To solve the problem of how many ways 5 boys and 3 girls can sit in a row such that no two girls are together, we can follow these steps: ### Step 1: Arrange the Boys First, we arrange the 5 boys. The number of ways to arrange 5 boys in a row is given by the factorial of the number of boys: \[ \text{Ways to arrange boys} = 5! = 120 \] ### Step 2: Identify Positions for Girls Once the boys are arranged, we need to find the positions available for the girls.

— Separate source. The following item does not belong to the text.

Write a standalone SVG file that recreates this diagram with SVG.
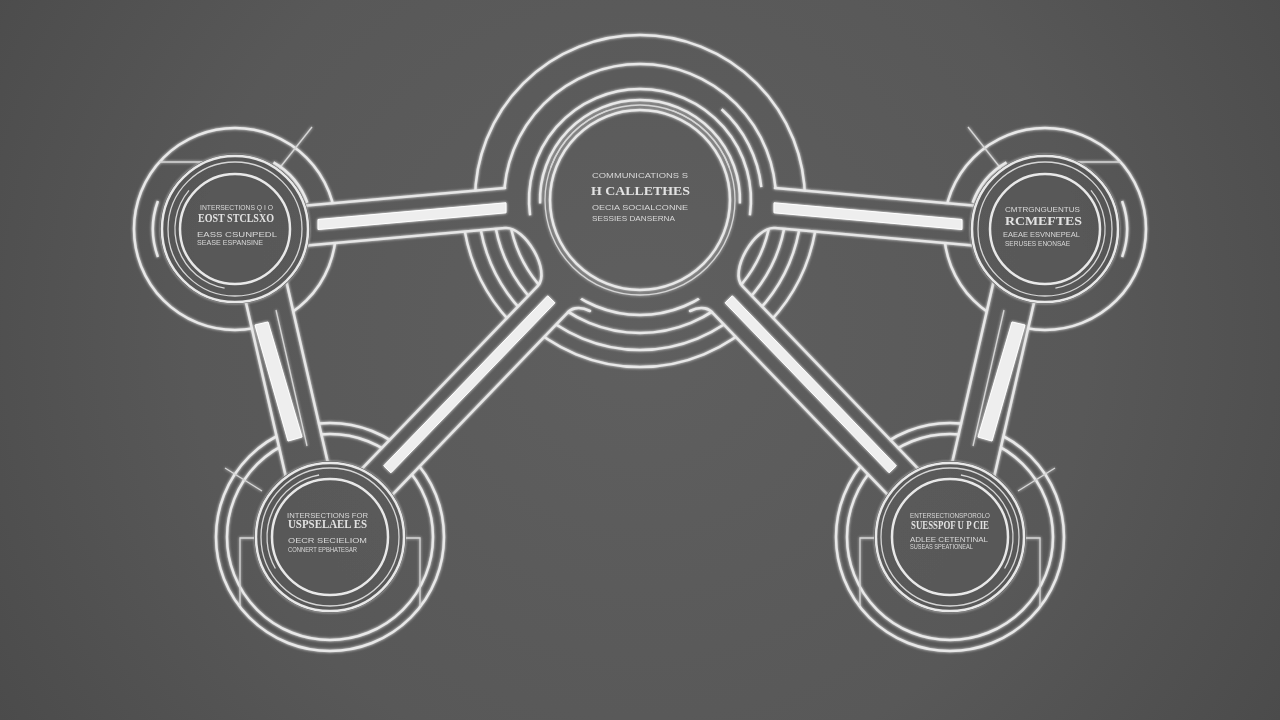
<svg xmlns="http://www.w3.org/2000/svg" width="1280" height="720" viewBox="0 0 1280 720">
<defs>
  <radialGradient id="bg" gradientUnits="userSpaceOnUse" cx="640" cy="330" r="820">
    <stop offset="0" stop-color="#5f5f5f"/>
    <stop offset="0.55" stop-color="#585858"/>
    <stop offset="1" stop-color="#484848"/>
  </radialGradient>
  <filter id="glow" x="-10%" y="-10%" width="120%" height="120%">
    <feGaussianBlur in="SourceGraphic" stdDeviation="1.6" result="b"/>
    <feMerge><feMergeNode in="b"/><feMergeNode in="SourceGraphic"/></feMerge>
  </filter>
  <style>
    .edge{fill:none;stroke:#e6e6e6;stroke-width:2.6;stroke-linecap:round;stroke-linejoin:round}
    .ring{fill:none;stroke:#e8e8e8;stroke-width:2.5}
    .thin{fill:none;stroke:#d6d6d6;stroke-width:1.3}
    .strip{fill:#eeeeee;stroke:#ffffff;stroke-width:1}
    .disk{fill:url(#bg);stroke:none}
    .sm{font-family:"Liberation Sans",Arial,sans-serif;fill:#d9d9d9;font-size:7px}
    .big{font-family:"Liberation Serif","Times New Roman",serif;fill:#e2e2e2;font-size:12px;font-weight:bold}
  </style>
  <polygon id="cutA" points="290,207 506,188 506,228 290,247"/>
  <polygon id="cutB" points="240.9,280.5 287.8,485.3 330.8,475.5 283.9,270.7"/>
  <polygon id="cutC" points="558.4,264.5 350.2,480.9 379,508.7 587.2,292.3"/>
  <mask id="cut" maskUnits="userSpaceOnUse" x="0" y="0" width="1280" height="720">
    <rect width="1280" height="720" fill="#fff"/>
    <g fill="#000">
      <use href="#cutA"/><use href="#cutB"/><use href="#cutC"/>
      <g transform="matrix(-1 0 0 1 1280 0)"><use href="#cutA"/><use href="#cutB"/><use href="#cutC"/></g>
    </g>
  </mask>

  <g id="conn-left">
    <path class="edge" d="M290,207 L505,188"/>
    <path class="edge" d="M290,247 L505,228 C525,226 551.5,271.7 537.6,286.1 L350.2,480.9"/>
    <path class="edge" d="M590,311 C578,305 570,309 566.4,313.9 L379,508.7"/>
    <path class="edge" d="M240.9,280.5 L287.8,485.3"/>
    <path class="edge" d="M283.9,270.7 L330.8,475.5"/>
    <path class="thin" d="M276,310 L307,446"/>
    <polygon class="strip" points="318,219.5 506,202.8 506,212.8 318,229.5"/>
    <polygon class="strip" points="255,325 268,322 302,437 288,441"/>
    <polygon class="strip" points="547.7,295.8 554.9,302.8 390.9,472.8 383.7,465.8"/>
  </g>

  <g id="center-half">
    <g mask="url(#cut)">
      <path class="ring" d="M475,200 A165,165 0 0 1 640,35"/>
      <path class="ring" d="M504,200 A136,136 0 0 1 640,64"/>
      <path class="ring" d="M530.1,215.4 A111,111 0 0 1 640,89"/>
      <path class="ring" d="M540.1,203.5 A100,100 0 0 1 640,100"/>
      <path class="ring" d="M543.5,290 A132,132 0 0 1 511.4,229.7"/>
      <path class="ring" d="M532.5,300.3 A147,147 0 0 1 495.7,228"/>
      <path class="ring" d="M521.5,310.5 A162,162 0 0 1 481,230.9"/>
      <path class="ring" d="M509.8,321.4 A178,178 0 0 1 464.7,230.9"/>
      <path class="ring" d="M640,315 A115,115 0 0 1 558.7,281.3"/>
      <path class="ring" d="M640,333 A133,133 0 0 1 546,294"/>
      <path class="ring" d="M640,350 A150,150 0 0 1 533.9,306.1"/>
      <path class="ring" d="M640,367 A167,167 0 0 1 521.9,318.1"/>
    </g>
    <path class="thin" d="M550.7,167.5 A95,95 0 0 1 607.5,110.7"/>
  </g>

  <g id="small-top">
    <g mask="url(#cut)">
      <circle class="ring" cx="235" cy="229" r="101"/>
      <path class="ring" d="M157.9,257 A82,82 0 0 1 157.9,201"/>
    </g>
    <path class="thin" d="M159.4,162 L206,162"/>
    <path class="thin" d="M278,170 L312,127"/>
    <circle class="disk" cx="235" cy="229" r="75"/>
    <circle class="ring" cx="235" cy="229" r="73"/>
    <circle class="thin" cx="235" cy="229" r="67"/>
    <circle class="ring" cx="235" cy="229" r="55" stroke-width="2.8"/>
    <path class="thin" d="M224.6,288.1 A60,60 0 0 1 189,190.4"/>
    <path class="ring" d="M273.5,162.3 A77,77 0 0 1 307.4,202.7"/>
  </g>

  <g id="small-bottom">
    <g mask="url(#cut)">
      <circle class="ring" cx="330" cy="537" r="114"/>
      <circle class="ring" cx="330" cy="537" r="103" stroke-width="2"/>
    </g>
    <path class="thin" d="M254,538 L240,538 L240,606"/>
    <path class="thin" d="M406,538 L420,538 L420,606"/>
    <path class="thin" d="M225,468 L262,491"/>
    <circle class="disk" cx="330" cy="537" r="76"/>
    <circle class="ring" cx="330" cy="537" r="74"/>
    <circle class="thin" cx="330" cy="537" r="69"/>
    <circle class="ring" cx="330" cy="537" r="58" stroke-width="2.8"/>
    <path class="thin" d="M275.4,568.5 A63,63 0 0 1 319.1,475"/>
  </g>
</defs>

<rect width="1280" height="720" fill="url(#bg)"/>

<g id="connectors" filter="url(#glow)">
  <use href="#conn-left"/>
  <use href="#conn-left" transform="matrix(-1 0 0 1 1280 0)"/>
</g>

<g id="node-center">
  <g filter="url(#glow)">
    <use href="#center-half"/>
    <use href="#center-half" transform="matrix(-1 0 0 1 1280 0)"/>
    <circle class="ring" cx="640" cy="200" r="90" stroke-width="2.8"/>
    <circle class="thin" cx="640" cy="200" r="95"/>
    <path class="ring" d="M721.6,109.3 A122,122 0 0 1 761.3,187.2"/>
  </g>
  <text class="sm" x="592" y="177.5" textLength="96" lengthAdjust="spacingAndGlyphs">COMMUNICATIONS S</text>
  <text class="big" x="591" y="195" font-size="16" textLength="99" lengthAdjust="spacingAndGlyphs">H CALLETHES</text>
  <text class="sm" x="592" y="210" font-size="8" textLength="96" lengthAdjust="spacingAndGlyphs">OECIA  SOCIALCONNE</text>
  <text class="sm" x="592" y="221" font-size="6.5" textLength="83" lengthAdjust="spacingAndGlyphs">SESSIES  DANSERNA</text>
</g>

<g id="node-top-left">
  <g filter="url(#glow)"><use href="#small-top"/></g>
  <text class="sm" x="200" y="210" textLength="73" lengthAdjust="spacingAndGlyphs">INTERSECTIONS Q I O</text>
  <text class="big" x="198" y="222" textLength="76" lengthAdjust="spacingAndGlyphs">EOST STCLSXO</text>
  <text class="sm" x="197" y="237" font-size="8" textLength="80" lengthAdjust="spacingAndGlyphs">EASS  CSUNPEDL</text>
  <text class="sm" x="197" y="245" font-size="6.5" textLength="66" lengthAdjust="spacingAndGlyphs">SEASE  ESPANSINE</text>
</g>

<g id="node-top-right">
  <g filter="url(#glow)"><use href="#small-top" transform="matrix(-1 0 0 1 1280 0)"/></g>
  <text class="sm" x="1005" y="212" font-size="8" textLength="75" lengthAdjust="spacingAndGlyphs">CMTRGNGUENTUS</text>
  <text class="big" x="1005" y="225" textLength="77" lengthAdjust="spacingAndGlyphs">RCMEFTES</text>
  <text class="sm" x="1003" y="237" font-size="8" textLength="77" lengthAdjust="spacingAndGlyphs">EAEAE  ESVNNEPEAL</text>
  <text class="sm" x="1005" y="246" font-size="6.5" textLength="65" lengthAdjust="spacingAndGlyphs">SERUSES  ENONSAE</text>
</g>

<g id="node-bottom-left">
  <g filter="url(#glow)"><use href="#small-bottom"/></g>
  <text class="sm" x="287" y="518" textLength="81" lengthAdjust="spacingAndGlyphs">INTERSECTIONS FOR</text>
  <text class="big" x="288" y="528" font-size="10" textLength="79" lengthAdjust="spacingAndGlyphs">USPSELAEL ES</text>
  <text class="sm" x="288" y="543" font-size="8" textLength="79" lengthAdjust="spacingAndGlyphs">OECR  SECIELIOM</text>
  <text class="sm" x="288" y="552" font-size="6" textLength="69" lengthAdjust="spacingAndGlyphs">CONNERT  EPBHATESAR</text>
</g>

<g id="node-bottom-right">
  <g filter="url(#glow)"><use href="#small-bottom" transform="matrix(-1 0 0 1 1280 0)"/></g>
  <text class="sm" x="910" y="518" textLength="80" lengthAdjust="spacingAndGlyphs">ENTERSECTIONSPOROLO</text>
  <text class="big" x="911" y="529" font-size="10" textLength="78" lengthAdjust="spacingAndGlyphs">SUESSPOF U P CIE</text>
  <text class="sm" x="910" y="542" font-size="8" textLength="78" lengthAdjust="spacingAndGlyphs">ADLEE  CETENTINAL</text>
  <text class="sm" x="910" y="549" font-size="6" textLength="63" lengthAdjust="spacingAndGlyphs">SUSEAS  SPEATIONEAL</text>
</g>
</svg>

When the 5 boys are seated, they create 6 potential positions for the girls (one before each boy, one after the last boy): - Position 1: Before Boy 1 - Position 2: Between Boy 1 and Boy 2 - Position 3: Between Boy 2 and Boy 3 - Position 4: Between Boy 3 and Boy 4 - Position 5: Between Boy 4 and Boy 5 - Position 6: After Boy 5 ### Step 3: Choose Positions for Girls We need to select 3 out of these 6 positions for the girls. The number of ways to choose 3 positions from 6 is given by the combination formula: \[ \text{Ways to choose positions for girls} = \binom{6}{3} = \frac{6!}{3!(6-3)!} = \frac{6 \times 5 \times 4}{3 \times 2 \times 1} = 20 \] ### Step 4: Arrange the Girls After choosing the positions, we can arrange the 3 girls in those selected positions. The number of ways to arrange 3 girls is given by: \[ \text{Ways to arrange girls} = 3! = 6 \] ### Step 5: Calculate Total Arrangements Finally, we multiply the number of ways to arrange the boys, the number of ways to choose positions for the girls, and the number of ways to arrange the girls: \[ \text{Total arrangements} = (5!) \times \binom{6}{3} \times (3!) = 120 \times 20 \times 6 \] Calculating this gives: \[ 120 \times 20 = 2400 \] \[ 2400 \times 6 = 14400 \] Thus, the total number of ways in which 5 boys and 3 girls can sit in a row such that no two girls are together is **14,400**.